__Rows from a dataset__
· · · · · · ·

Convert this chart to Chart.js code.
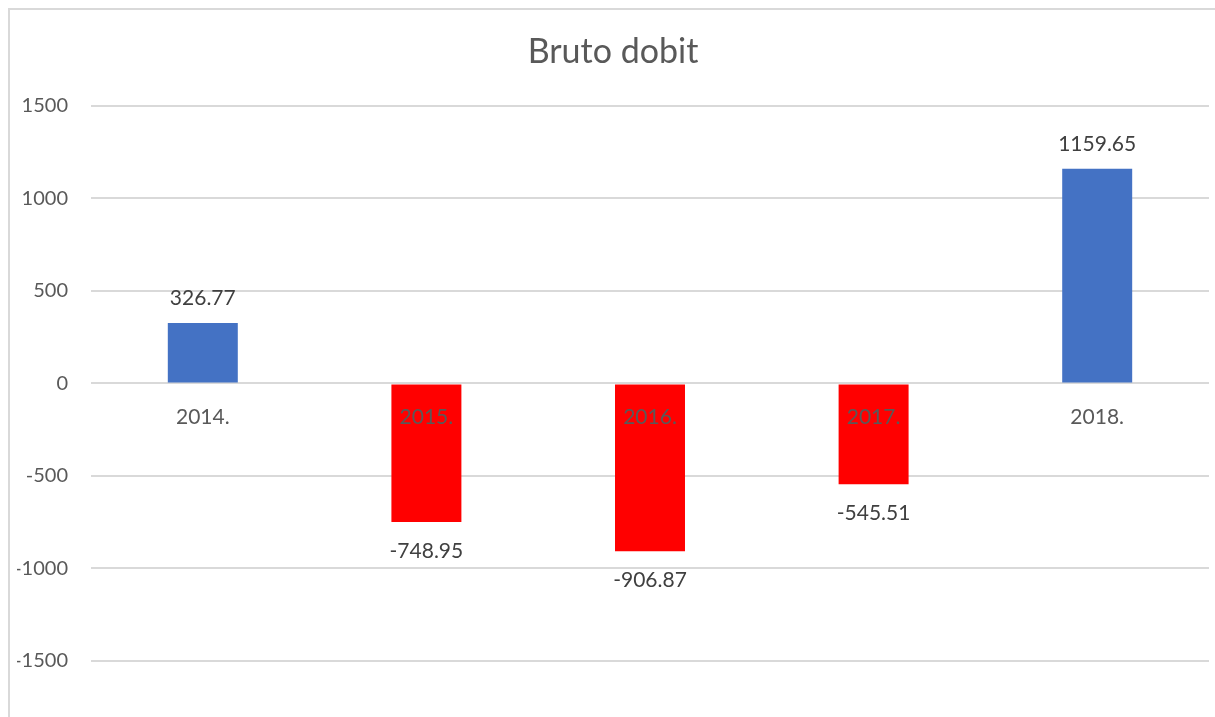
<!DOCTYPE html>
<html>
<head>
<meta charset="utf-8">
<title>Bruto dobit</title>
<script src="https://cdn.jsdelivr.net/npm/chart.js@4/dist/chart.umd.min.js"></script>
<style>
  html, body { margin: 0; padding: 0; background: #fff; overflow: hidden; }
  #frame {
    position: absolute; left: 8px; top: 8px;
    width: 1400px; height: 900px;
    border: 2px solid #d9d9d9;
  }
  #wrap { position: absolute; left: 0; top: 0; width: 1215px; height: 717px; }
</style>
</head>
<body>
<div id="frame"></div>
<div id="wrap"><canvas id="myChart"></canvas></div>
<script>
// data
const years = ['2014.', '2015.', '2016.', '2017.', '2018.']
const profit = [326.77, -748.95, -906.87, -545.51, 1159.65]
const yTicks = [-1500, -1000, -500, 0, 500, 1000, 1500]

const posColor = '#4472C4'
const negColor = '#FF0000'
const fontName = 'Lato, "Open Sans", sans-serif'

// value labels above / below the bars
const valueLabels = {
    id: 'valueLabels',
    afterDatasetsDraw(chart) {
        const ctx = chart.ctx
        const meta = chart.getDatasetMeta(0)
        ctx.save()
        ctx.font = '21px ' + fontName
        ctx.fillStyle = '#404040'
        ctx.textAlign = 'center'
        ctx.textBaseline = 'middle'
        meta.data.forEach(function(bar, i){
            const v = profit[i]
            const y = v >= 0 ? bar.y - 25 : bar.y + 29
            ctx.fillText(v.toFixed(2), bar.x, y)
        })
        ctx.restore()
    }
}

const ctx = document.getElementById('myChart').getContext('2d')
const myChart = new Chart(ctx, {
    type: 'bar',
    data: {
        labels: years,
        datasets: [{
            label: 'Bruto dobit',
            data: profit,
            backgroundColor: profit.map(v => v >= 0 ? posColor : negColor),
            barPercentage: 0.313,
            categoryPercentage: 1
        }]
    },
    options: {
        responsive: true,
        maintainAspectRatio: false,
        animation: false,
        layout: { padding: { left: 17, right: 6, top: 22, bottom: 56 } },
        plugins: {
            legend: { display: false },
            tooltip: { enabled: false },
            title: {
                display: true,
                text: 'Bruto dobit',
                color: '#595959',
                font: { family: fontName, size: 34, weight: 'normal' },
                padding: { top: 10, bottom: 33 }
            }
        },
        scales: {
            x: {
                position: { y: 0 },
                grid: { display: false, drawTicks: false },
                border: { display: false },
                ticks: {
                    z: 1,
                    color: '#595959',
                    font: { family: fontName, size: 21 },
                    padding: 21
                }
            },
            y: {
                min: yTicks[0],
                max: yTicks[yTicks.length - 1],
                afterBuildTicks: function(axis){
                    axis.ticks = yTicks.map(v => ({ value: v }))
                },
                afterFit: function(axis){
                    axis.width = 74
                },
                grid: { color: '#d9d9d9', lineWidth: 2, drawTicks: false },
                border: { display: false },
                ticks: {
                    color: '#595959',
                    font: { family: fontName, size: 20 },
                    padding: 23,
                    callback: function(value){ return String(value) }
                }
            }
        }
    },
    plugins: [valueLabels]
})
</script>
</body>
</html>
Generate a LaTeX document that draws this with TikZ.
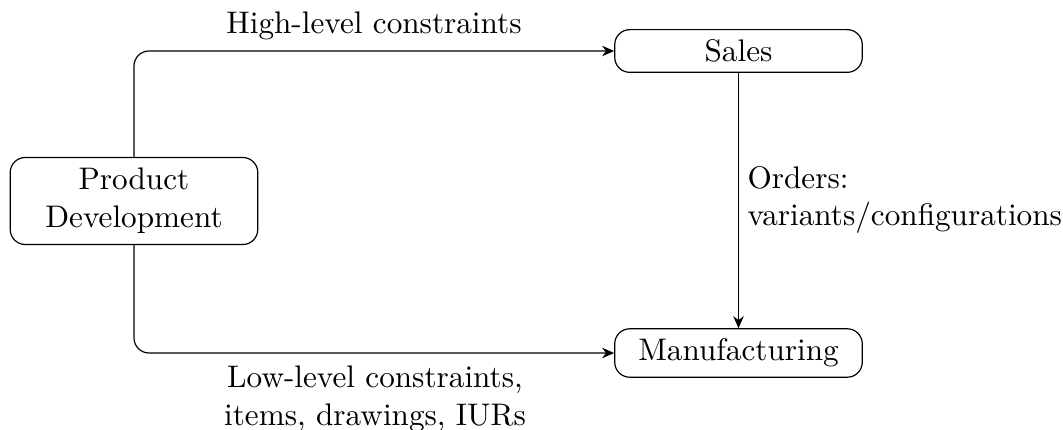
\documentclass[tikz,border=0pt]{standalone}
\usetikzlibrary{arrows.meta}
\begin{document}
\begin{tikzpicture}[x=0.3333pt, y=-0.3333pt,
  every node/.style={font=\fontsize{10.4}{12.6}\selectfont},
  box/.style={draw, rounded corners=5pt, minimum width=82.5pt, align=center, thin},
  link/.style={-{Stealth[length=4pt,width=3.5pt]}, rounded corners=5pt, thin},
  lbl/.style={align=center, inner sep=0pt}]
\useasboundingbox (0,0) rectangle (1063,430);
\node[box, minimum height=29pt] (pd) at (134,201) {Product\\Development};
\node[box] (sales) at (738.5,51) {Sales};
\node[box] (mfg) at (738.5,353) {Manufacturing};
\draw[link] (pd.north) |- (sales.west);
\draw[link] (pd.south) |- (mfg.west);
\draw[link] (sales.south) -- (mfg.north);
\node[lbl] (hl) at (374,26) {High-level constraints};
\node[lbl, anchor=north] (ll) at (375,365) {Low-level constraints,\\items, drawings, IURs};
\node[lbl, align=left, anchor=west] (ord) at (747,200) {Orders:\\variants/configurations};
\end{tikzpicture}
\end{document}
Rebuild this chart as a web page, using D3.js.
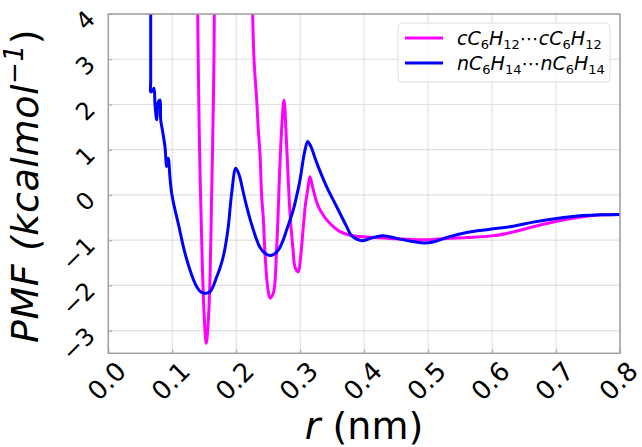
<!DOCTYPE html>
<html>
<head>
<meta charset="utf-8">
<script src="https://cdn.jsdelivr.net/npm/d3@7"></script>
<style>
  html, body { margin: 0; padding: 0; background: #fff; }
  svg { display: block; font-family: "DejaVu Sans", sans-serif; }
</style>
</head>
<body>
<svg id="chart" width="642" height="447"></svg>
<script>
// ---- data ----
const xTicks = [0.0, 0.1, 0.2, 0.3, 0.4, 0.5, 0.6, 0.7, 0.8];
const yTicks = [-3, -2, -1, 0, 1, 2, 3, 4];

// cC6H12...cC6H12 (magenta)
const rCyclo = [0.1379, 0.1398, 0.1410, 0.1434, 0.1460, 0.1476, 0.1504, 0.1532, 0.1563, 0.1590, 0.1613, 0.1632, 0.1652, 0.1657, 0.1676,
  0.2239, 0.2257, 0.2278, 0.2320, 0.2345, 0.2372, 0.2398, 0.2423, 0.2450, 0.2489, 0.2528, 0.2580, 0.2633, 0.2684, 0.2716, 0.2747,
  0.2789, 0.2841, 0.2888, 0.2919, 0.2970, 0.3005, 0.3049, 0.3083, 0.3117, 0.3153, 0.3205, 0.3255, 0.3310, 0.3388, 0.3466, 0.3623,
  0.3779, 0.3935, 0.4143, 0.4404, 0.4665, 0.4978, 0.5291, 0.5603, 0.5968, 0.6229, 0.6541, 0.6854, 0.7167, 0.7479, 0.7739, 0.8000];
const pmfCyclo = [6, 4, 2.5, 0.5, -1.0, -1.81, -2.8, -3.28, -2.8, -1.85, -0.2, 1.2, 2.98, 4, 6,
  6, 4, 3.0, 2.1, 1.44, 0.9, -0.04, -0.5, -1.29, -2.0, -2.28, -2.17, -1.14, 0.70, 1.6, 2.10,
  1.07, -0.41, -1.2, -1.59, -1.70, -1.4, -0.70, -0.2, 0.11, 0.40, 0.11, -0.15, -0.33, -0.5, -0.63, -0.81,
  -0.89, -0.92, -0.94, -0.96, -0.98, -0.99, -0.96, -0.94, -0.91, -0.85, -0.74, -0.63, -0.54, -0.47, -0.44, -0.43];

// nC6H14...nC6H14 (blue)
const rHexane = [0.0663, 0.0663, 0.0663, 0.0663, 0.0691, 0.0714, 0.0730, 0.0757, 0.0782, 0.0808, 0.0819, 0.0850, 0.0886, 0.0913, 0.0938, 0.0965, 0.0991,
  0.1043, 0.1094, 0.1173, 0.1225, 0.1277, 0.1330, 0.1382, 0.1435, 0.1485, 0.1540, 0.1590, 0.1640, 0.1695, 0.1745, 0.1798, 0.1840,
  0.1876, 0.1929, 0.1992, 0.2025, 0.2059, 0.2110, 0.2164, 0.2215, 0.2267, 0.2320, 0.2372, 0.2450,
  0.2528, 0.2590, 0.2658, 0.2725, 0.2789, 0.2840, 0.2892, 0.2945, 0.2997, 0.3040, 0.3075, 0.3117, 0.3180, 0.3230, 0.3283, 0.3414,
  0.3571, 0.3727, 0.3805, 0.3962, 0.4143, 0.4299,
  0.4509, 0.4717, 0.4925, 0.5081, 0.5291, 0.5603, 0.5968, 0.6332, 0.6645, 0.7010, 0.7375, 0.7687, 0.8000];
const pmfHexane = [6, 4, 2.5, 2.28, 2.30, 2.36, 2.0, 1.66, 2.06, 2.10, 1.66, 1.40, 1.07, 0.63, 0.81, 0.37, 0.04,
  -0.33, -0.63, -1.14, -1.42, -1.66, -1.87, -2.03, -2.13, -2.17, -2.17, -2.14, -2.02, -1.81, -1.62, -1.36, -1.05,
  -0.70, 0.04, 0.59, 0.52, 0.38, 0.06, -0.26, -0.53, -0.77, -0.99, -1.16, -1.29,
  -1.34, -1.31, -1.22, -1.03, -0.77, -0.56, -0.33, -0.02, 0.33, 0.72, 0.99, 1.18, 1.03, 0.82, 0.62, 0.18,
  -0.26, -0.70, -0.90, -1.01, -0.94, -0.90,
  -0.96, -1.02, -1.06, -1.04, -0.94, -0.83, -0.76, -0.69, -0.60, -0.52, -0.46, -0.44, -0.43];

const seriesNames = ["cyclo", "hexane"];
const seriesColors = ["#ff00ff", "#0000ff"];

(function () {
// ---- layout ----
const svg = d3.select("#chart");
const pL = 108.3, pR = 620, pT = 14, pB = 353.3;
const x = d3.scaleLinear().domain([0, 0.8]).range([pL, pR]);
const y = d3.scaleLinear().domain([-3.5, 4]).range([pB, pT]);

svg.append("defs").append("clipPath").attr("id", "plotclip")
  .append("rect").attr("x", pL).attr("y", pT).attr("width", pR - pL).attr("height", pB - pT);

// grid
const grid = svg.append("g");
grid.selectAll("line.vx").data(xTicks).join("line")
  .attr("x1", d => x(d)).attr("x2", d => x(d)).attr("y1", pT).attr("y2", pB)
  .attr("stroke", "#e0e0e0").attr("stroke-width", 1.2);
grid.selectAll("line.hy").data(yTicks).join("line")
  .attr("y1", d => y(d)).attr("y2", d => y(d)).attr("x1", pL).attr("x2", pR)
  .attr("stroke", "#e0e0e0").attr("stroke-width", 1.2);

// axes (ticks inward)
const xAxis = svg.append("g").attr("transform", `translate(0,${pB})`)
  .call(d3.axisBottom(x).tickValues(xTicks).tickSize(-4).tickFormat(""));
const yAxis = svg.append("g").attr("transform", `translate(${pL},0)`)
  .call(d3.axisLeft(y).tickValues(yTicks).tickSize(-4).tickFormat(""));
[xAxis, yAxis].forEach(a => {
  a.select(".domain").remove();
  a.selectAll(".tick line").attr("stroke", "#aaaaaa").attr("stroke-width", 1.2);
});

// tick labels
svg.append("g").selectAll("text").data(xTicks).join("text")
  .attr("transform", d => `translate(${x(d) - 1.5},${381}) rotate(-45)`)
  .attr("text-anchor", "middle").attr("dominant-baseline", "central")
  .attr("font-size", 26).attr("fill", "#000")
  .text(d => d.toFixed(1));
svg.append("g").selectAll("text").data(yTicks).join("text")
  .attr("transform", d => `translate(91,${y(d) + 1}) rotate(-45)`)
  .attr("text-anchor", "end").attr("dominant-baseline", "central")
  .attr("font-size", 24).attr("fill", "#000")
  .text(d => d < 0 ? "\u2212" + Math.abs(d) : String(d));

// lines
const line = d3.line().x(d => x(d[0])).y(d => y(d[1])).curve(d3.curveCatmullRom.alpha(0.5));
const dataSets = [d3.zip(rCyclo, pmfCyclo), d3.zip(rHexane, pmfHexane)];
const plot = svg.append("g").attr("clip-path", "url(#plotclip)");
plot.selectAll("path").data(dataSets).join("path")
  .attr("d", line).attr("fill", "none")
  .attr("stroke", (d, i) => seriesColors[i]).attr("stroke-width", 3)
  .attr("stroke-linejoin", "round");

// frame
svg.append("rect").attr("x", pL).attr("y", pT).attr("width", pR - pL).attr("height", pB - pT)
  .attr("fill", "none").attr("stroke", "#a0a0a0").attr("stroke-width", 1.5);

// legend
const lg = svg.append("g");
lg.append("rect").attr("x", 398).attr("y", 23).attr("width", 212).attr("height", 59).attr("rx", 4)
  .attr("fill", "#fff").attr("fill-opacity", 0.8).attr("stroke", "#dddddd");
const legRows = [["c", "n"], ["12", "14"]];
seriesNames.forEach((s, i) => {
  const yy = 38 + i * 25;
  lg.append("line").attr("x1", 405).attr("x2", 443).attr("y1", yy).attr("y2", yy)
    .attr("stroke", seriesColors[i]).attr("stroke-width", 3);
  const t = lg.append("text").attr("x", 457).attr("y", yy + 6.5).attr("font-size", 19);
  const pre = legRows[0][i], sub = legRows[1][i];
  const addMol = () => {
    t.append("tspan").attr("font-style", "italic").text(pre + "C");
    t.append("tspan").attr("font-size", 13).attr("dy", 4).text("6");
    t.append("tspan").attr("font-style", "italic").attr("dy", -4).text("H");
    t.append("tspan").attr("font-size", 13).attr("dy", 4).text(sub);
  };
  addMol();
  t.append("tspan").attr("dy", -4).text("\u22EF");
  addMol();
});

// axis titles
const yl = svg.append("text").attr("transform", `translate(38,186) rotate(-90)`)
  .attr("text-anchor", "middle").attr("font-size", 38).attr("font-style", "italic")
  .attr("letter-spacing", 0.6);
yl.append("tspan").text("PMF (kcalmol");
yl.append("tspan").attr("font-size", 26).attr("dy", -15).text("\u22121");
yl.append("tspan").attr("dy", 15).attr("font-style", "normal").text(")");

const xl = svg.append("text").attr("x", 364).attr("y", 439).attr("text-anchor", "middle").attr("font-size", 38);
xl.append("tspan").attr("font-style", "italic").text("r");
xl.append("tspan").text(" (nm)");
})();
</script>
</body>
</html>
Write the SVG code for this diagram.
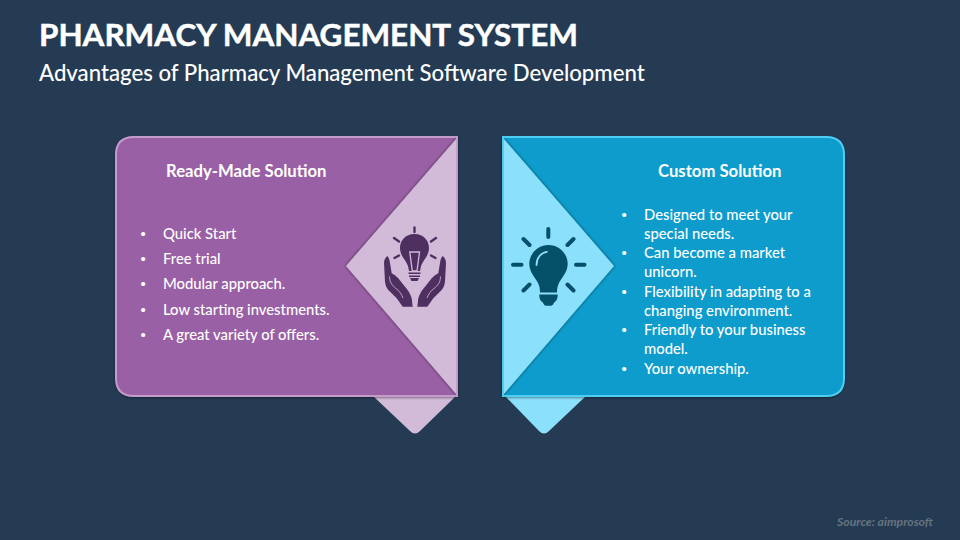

· · · · · · ·

__PROBLEM DETAILS__
From the material above, copy each line that includes the word "this".

__SOLVED PROBLEM__
Convert this chart to Chart.js code.
Generate a LaTeX document that draws this with TikZ.
Rebuild this chart as a web page, using D3.js.
Write the SVG code for this diagram.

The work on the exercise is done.